A recent conversation with a friend in the robotics industry naturally led to a discussion of how the industry as a whole can build more generalizable robotic systems: systems that can perform well in novel tasks with little new data, systems that are robust to task perturbations, and systems that can adapt to different robot morphologies. We discussed prospects for leveraging large datasets of heterogeneous robotics data and the lessons we can take from the astonishing success of LLMs/other foundation models. This post explores that topic further.
Below I summarize some of the areas of intense general robotics research over the last few years. It focuses on the attempts to leverage LLMs/VLMs and related techniques for robotics and what techniques might prove fruitful for extracting the most value out of large robotics datasets. These techniques are being applied all across the robotics field to varying success. Considering my active work on driverless vehicles, I avoid analyzing related advances in autonomous driving. Instead, I focus this review mostly on grasping and manipulation robots, as that is an area of particular research emphasis. I think the lessons learned in this robotics sub-domain extend to most other areas of robotics.
As a preliminary historical note, the idea of using data from other robots or models trained on non-robotics data to build better robots is still a novel one.

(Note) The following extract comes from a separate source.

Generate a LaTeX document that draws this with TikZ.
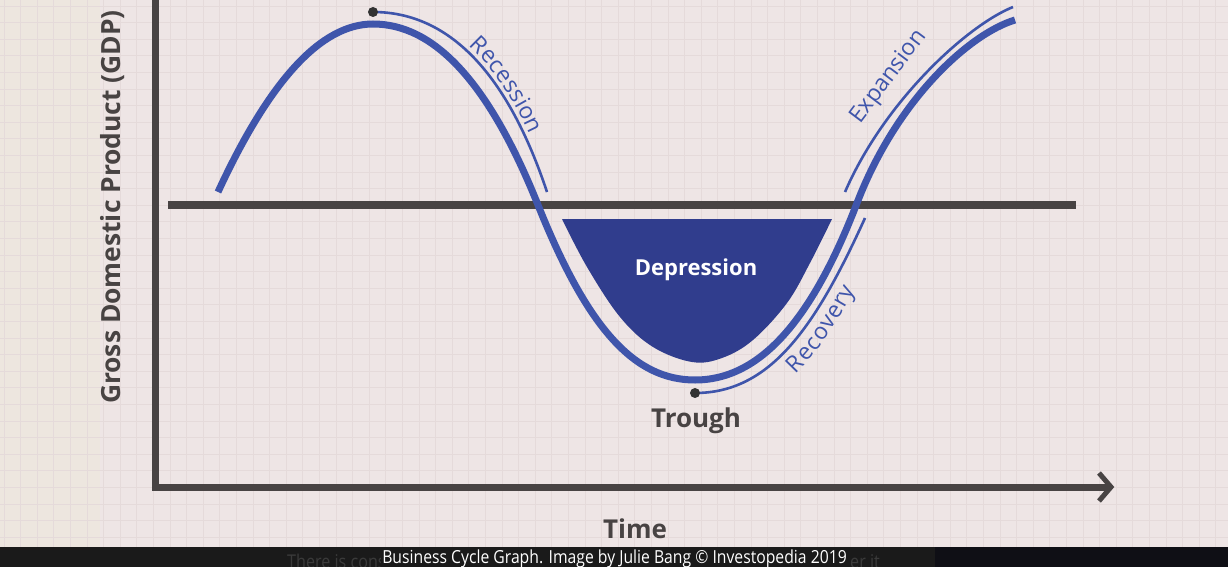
\documentclass[tikz,border=0pt]{standalone}
\usepackage{fontspec}
\setmainfont{Open Sans}
\usetikzlibrary{decorations.text}
\definecolor{bgc}{HTML}{EEE5E5}
\definecolor{bgl}{HTML}{EDE6DF}
\definecolor{gridc}{HTML}{E5DADA}
\definecolor{curveblue}{HTML}{3F55AB}
\definecolor{fillblue}{HTML}{303D8D}
\definecolor{axisc}{HTML}{484343}
\definecolor{dotc}{HTML}{333333}
\definecolor{capbg}{HTML}{1A1A1A}
\definecolor{capdark}{HTML}{0F0F15}
\definecolor{hidtext}{HTML}{3A3A3A}
\newcommand\lblfont{\fontsize{23}{23}\selectfont}
\tikzset{
  thick curve/.style={curveblue, line width=7pt, line cap=butt},
  thin curve/.style={curveblue, line width=2.6pt, line cap=butt},
  axisline/.style={axisc, line width=7pt, line join=miter},
  dotstyle/.style={dotc},
  curvelabel/.style 2 args={decorate, decoration={text along path, text align={align=left, left indent=#2}, text={|\lblfont\color{curveblue}|#1}}}
}
\begin{document}
\begin{tikzpicture}[x=1pt,y=-1pt]
\useasboundingbox (0,0) rectangle (1228,567);
\clip (0,0) rectangle (1228,567);
% background
\fill[bgc] (0,0) rectangle (1228,567);
\fill[bgl] (0,0) rectangle (100,547);
\foreach \i in {0,...,75} {\draw[gridc, line width=0.7pt] (\i*16.6+4,0) -- (\i*16.6+4,547);}
\foreach \j in {0,...,33} {\draw[gridc, line width=0.7pt] (0,\j*16.6+6) -- (1228,\j*16.6+6);}
% axes
\coordinate (ytop) at (155,0);
\coordinate (origin) at (155,487);
\coordinate (xend) at (1111,487);
\coordinate (tipa) at (1099,473);
\coordinate (tipb) at (1099,501);
\draw[axisline] (ytop) -- (origin) -- (xend);
\draw[axisc, line width=5pt, line join=miter] (tipa) -- (xend) -- (tipb);
% baseline
\coordinate (bl) at (168,205);
\coordinate (br) at (1076,205);
\draw[axisc, line width=8pt] (bl) -- (br);
% depression
\fill[fillblue] plot[smooth, tension=0.6] coordinates {(562,219) (587,267) (620,317) (653,347) (692,362) (722,358) (753,340) (787,303) (810,263) (832,219)} -- cycle;
\node[font=\bfseries\fontsize{22}{22}\selectfont, text=white] (dep) at (696,270) {Depression};
% main curve
\coordinate (c0) at (218,192);
\coordinate (peak) at (373,24);
\coordinate (x1) at (538,205);
\coordinate (trough) at (695,380);
\coordinate (x2) at (857,203);
\coordinate (c5) at (1015,20);
\draw[thick curve] (c0) .. controls (269.7,80) and (321.3,24) .. (peak)
  .. controls (433,24) and (488,80) .. (x1)
  .. controls (588,330) and (635,380) .. (trough)
  .. controls (760,380) and (812,320) .. (x2)
  .. controls (897,99) and (970,33.5) .. (c5);
% recession
\coordinate (ra) at (373,12);
\coordinate (rb) at (547,192);
\draw[thin curve] (ra) .. controls (438,12) and (502,57) .. (rb);
\fill[dotstyle] (ra) circle[radius=5pt];
\path[curvelabel={Recession}{102pt}, decoration={raise=5pt}] (ra) .. controls (438,12) and (502,57) .. (rb);
% recovery
\coordinate (va) at (695,393);
\coordinate (vb) at (865,218);
\draw[thin curve] (va) .. controls (770,393) and (815,328) .. (vb);
\fill[dotstyle] (va) circle[radius=5pt];
\path[curvelabel={Recovery}{93pt}, decoration={raise=-23pt}] (va) .. controls (770,393) and (815,328) .. (vb);
% expansion
\coordinate (ea) at (845,192);
\coordinate (eb) at (1013,7);
\draw[thin curve] (ea) .. controls (885,100) and (968,25) .. (eb);
\node[font=\lblfont, text=curveblue, rotate=53, inner sep=0pt] (explbl) at (889,77) {Expansion};
% labels
\node[font=\bfseries\fontsize{26}{26}\selectfont, text=axisc] (troughlbl) at (696,421) {Trough};
\node[font=\bfseries\fontsize{26}{26}\selectfont, text=axisc] (time) at (635,529) {Time};
\node[font=\bfseries\fontsize{26.4}{26.4}\selectfont, text=axisc, rotate=90] (ylab) at (113,207) {Gross Domestic Product (GDP)};
% caption bar
\fill[capbg] (0,547) rectangle (1228,567);
\fill[capdark] (935,547) rectangle (1228,567);
\node[anchor=base west, text=hidtext, font=\fontsize{19}{19}\selectfont, xscale=0.85, inner sep=0pt] (hidl) at (287,568) {There is cons};
\node[anchor=base east, text=hidtext, font=\fontsize{19}{19}\selectfont, xscale=0.85, inner sep=0pt] (hidr) at (880,568) {er it};
\node[anchor=base, fill=capbg, text=white, font=\fontsize{18}{18}\selectfont, xscale=0.874, inner xsep=1pt, inner ysep=2pt] (cap) at (614.5,563) {Business Cycle Graph. Image by Julie Bang © Investopedia 2019};
\end{tikzpicture}
\end{document}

The hand-engineered components in conventional robotics systems (pre-deep learning) struggled to leverage robot data at all except to scrutinize directly for debugging purposes. To be clear, model based approaches can still produce powerful results, including the notable robot parkour exhibited by Boston Dynamics robots. However, this post assumes a more modern architecture that includes data driven components that are architected to enable learning from data, whether generated directly by the target platform or otherwise.